CINCINNATI TROPHY, LLC v. BOARD OF EDUC. OF THE NORWOOD CITY SCH. DISTRICT

Court of Appeals of Ohio (2013)

Facts

Issue

Holding — DeWine, J.

Rule

Reasoning

Deep Dive: How the Court Reached Its Decision

Burden of Proof

The court reasoned that the Ohio Board of Tax Appeals (BTA) correctly placed the burden of proof on Cincinnati Trophy, LLC (Trophy) to demonstrate why the 2006 sale price should not be considered as evidence of property value. It noted that under Ohio law, a recent arm's-length sale provides prima facie evidence of a property's value, and the party opposing this valuation must present sufficient evidence to challenge its applicability. The court pointed out that while the typical burden lies with the appellant, in cases involving the valuation based on a sale price, the burden shifts to the opposing party, which in this instance was Trophy. The court highlighted that Trophy needed to show that the sale was not recent or not conducted at arm's length, but ultimately failed to meet this burden effectively. The BTA's determination was thus justified, as it concluded that Trophy had not satisfactorily rebutted the presumption of the sale's recency and arm's-length nature.

Evaluation of Evidence

In its evaluation of the evidence, the court determined that the BTA acted reasonably in finding that Trophy did not demonstrate that the 2006 sale price was affected by changes in market conditions. Trophy argued that significant shifts in the financing market between the sale date and the tax lien date rendered the sale price unreliable. However, the BTA found the evidence presented by Trophy to be unpersuasive, particularly noting that the changes in financing costs did not sufficiently challenge the presumption of recency. The court observed that Trophy's appraisal, which did not adequately adjust comparable sales for the alleged market changes, undermined its arguments. Therefore, the BTA's conclusion, based on a comprehensive review of the evidence, was upheld by the court as reasonable and lawful.

Recency of the Sale

The court further explained that the BTA correctly assessed the recency of the sale, emphasizing that a period of 20 months between the sale and the tax lien date does not automatically negate the sale's status as recent.
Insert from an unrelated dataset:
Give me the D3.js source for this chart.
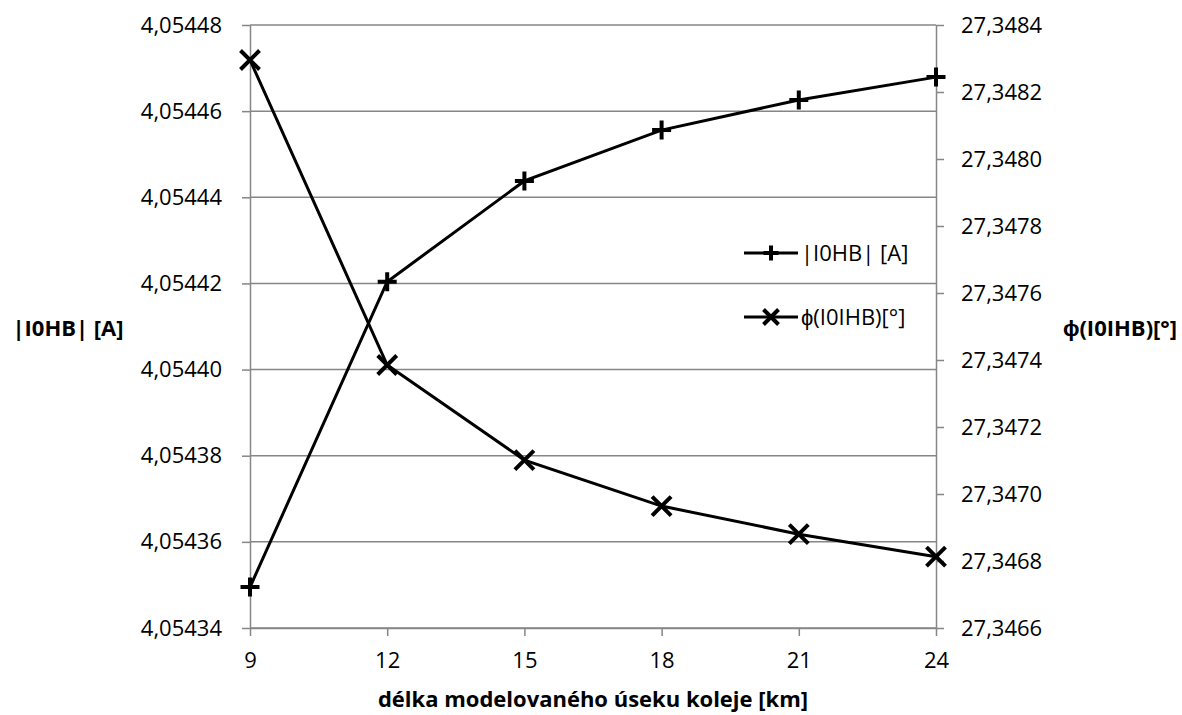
<!DOCTYPE html>
<html>
<head>
<meta charset="utf-8">
<script src="https://cdn.jsdelivr.net/npm/d3@7"></script>
<style>
  body { margin: 0; background: #fff; }
  text { font-family: "Open Sans", sans-serif; }
</style>
</head>
<body>
<script>
// data
const lengths = [9, 12, 15, 18, 21, 24]
const magnitude = [4.0543495, 4.0544204, 4.0544438, 4.0544556, 4.0544626, 4.0544679]
const phase = [27.3482956, 27.347385, 27.347101, 27.346964, 27.34688, 27.346813]
const leftTicks = [4.05434, 4.05436, 4.05438, 4.05440, 4.05442, 4.05444, 4.05446, 4.05448]
const rightTicks = [27.3466, 27.3468, 27.3470, 27.3472, 27.3474, 27.3476, 27.3478, 27.3480, 27.3482, 27.3484]

const m = { width: 1182, height: 715, left: 250, right: 936, top: 25, bottom: 628 }
const grey = '#868686'

const loc = d3.formatLocale({ decimal: ',', thousands: ' ', grouping: [3], currency: ['', ''] })

const svg = d3.select('body').append('svg')
    .attr('width', m.width)
    .attr('height', m.height)

const x = d3.scalePoint()
    .domain(lengths)
    .range([m.left, m.right])

const yL = d3.scaleLinear()
    .domain([4.05434, 4.05448])
    .range([m.bottom, m.top])

const yR = d3.scaleLinear()
    .domain([27.3466, 27.3484])
    .range([m.bottom, m.top])

// gridlines
svg.append('g')
    .selectAll('line')
    .data(leftTicks)
    .enter()
    .append('line')
        .attr('x1', m.left)
        .attr('x2', m.right)
        .attr('y1', d => yL(d))
        .attr('y2', d => yL(d))
        .attr('stroke', grey)
        .attr('stroke-width', 1.5)

// axes
function styleAxis(g) {
    g.select('.domain').attr('stroke', grey).attr('stroke-width', 1.5)
    g.selectAll('.tick line').attr('stroke', grey).attr('stroke-width', 1.5)
    g.selectAll('.tick text').attr('fill', '#000').style('font-size', '22px')
        .style('font-family', '"Open Sans", sans-serif')
}

svg.append('g')
    .attr('transform', `translate(${m.left},0)`)
    .call(d3.axisLeft(yL).tickValues(leftTicks).tickFormat(loc.format('.5f')).tickSize(8).tickPadding(20).tickSizeOuter(0))
    .call(styleAxis)

svg.append('g')
    .attr('transform', `translate(${m.right},0)`)
    .call(d3.axisRight(yR).tickValues(rightTicks).tickFormat(loc.format('.4f')).tickSize(8).tickPadding(17).tickSizeOuter(0))
    .call(styleAxis)

svg.append('g')
    .attr('transform', `translate(0,${m.bottom})`)
    .call(d3.axisBottom(x).tickSize(8).tickPadding(16).tickSizeOuter(0))
    .call(styleAxis)

// lines
const lineL = d3.line().x((d, i) => x(lengths[i])).y(d => yL(d))
const lineR = d3.line().x((d, i) => x(lengths[i])).y(d => yR(d))

svg.append('path')
    .datum(magnitude)
    .attr('d', lineL)
    .attr('fill', 'none')
    .attr('stroke', '#000')
    .attr('stroke-width', 3)

svg.append('path')
    .datum(phase)
    .attr('d', lineR)
    .attr('fill', 'none')
    .attr('stroke', '#000')
    .attr('stroke-width', 3)

function plus(s) { return `M${-s},0H${s}M0,${-s}V${s}` }
function cross(s) { return `M${-s},${-s}L${s},${s}M${-s},${s}L${s},${-s}` }

svg.append('g')
    .selectAll('path')
    .data(magnitude)
    .enter()
    .append('path')
        .attr('transform', (d, i) => `translate(${x(lengths[i])},${yL(d)})`)
        .attr('d', plus(9.5))
        .attr('stroke', '#000')
        .attr('stroke-width', 4)

svg.append('g')
    .selectAll('path')
    .data(phase)
    .enter()
    .append('path')
        .attr('transform', (d, i) => `translate(${x(lengths[i])},${yR(d)})`)
        .attr('d', cross(9.5))
        .attr('stroke', '#000')
        .attr('stroke-width', 4)

// legend
const legend = [
    { name: '|I0HB| [A]', mark: plus(7.5), y: 253 },
    { name: 'ϕ(I0IHB)[°]', mark: cross(7.5), y: 317 }
]
const lg = svg.append('g')
legend.forEach(d => {
    lg.append('line')
        .attr('x1', 744).attr('x2', 798)
        .attr('y1', d.y).attr('y2', d.y)
        .attr('stroke', '#000').attr('stroke-width', 3)
    lg.append('path')
        .attr('transform', `translate(771,${d.y})`)
        .attr('d', d.mark)
        .attr('stroke', '#000').attr('stroke-width', 4)
    lg.append('text')
        .attr('x', 801).attr('y', d.y)
        .attr('dy', '0.35em')
        .style('font-size', '22px')
        .text(d.name)
})

// axis titles
svg.append('text')
    .attr('x', 68).attr('y', 328)
    .attr('dy', '0.35em')
    .attr('text-anchor', 'middle')
    .style('font-size', '22px').style('font-weight', 'bold')
    .text('|I0HB| [A]')

svg.append('text')
    .attr('x', 1120).attr('y', 328)
    .attr('dy', '0.35em')
    .attr('text-anchor', 'middle')
    .style('font-size', '22px').style('font-weight', 'bold')
    .text('ϕ(I0IHB)[°]')

svg.append('text')
    .attr('x', 593).attr('y', 707)
    .attr('text-anchor', 'middle')
    .style('font-size', '22px').style('font-weight', 'bold')
    .text('délka modelovaného úseku koleje [km]')
</script>
</body>
</html>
It referred to precedents where sales occurring even 21 months prior were deemed recent, depending on the context and market conditions. The court noted that the BTA had considered the temporal proximity of the sale, as well as how market dynamics might influence property values over time. It found that Trophy's presentation lacked sufficient evidence to convincingly argue that the sale was outdated due to changing market conditions. Ultimately, the court upheld the BTA's determination that the sale was adequately recent for valuation purposes.

Adjustments for Comparable Sales

The court highlighted that Trophy's appraiser, Mr. Plummer, failed to make necessary adjustments for comparable sales in light of the purported market decline. The BTA had found that, despite Trophy's claims of a declining market, the appraisal did not reflect consistent downward adjustments for sales that occurred prior to the tax lien date. The court pointed out that if the market was indeed declining, it would have been reasonable for the appraiser to adjust the value of properties sold before the tax lien date downward. The BTA cited authoritative appraisal texts to support its stance that economic characteristics adjustments typically do not account for market conditions. Thus, the court concurred with the BTA's conclusion that the lack of adequate adjustments in the appraisal diminished the credibility of Trophy's valuation arguments.

Impact of the Like-Kind Exchange

The court also evaluated Trophy's claim regarding the impact of the like-kind exchange on the sale price. Trophy argued that the necessity of completing the exchange inflated the purchase price, but the BTA found the evidence insufficient to challenge the arm's-length nature of the transaction. The court noted that while the transaction was voluntary and conducted in an open market, there was no compelling evidence that Trophy's motivations significantly impacted the sale price. The testimony provided by Trophy’s property manager lacked firsthand knowledge and did not establish a direct connection between the tax benefits and the sale price. Consequently, the court affirmed the BTA's finding that the evidence pertaining to the like-kind exchange did not successfully rebut the presumption of the sale's validity as a measure of property value.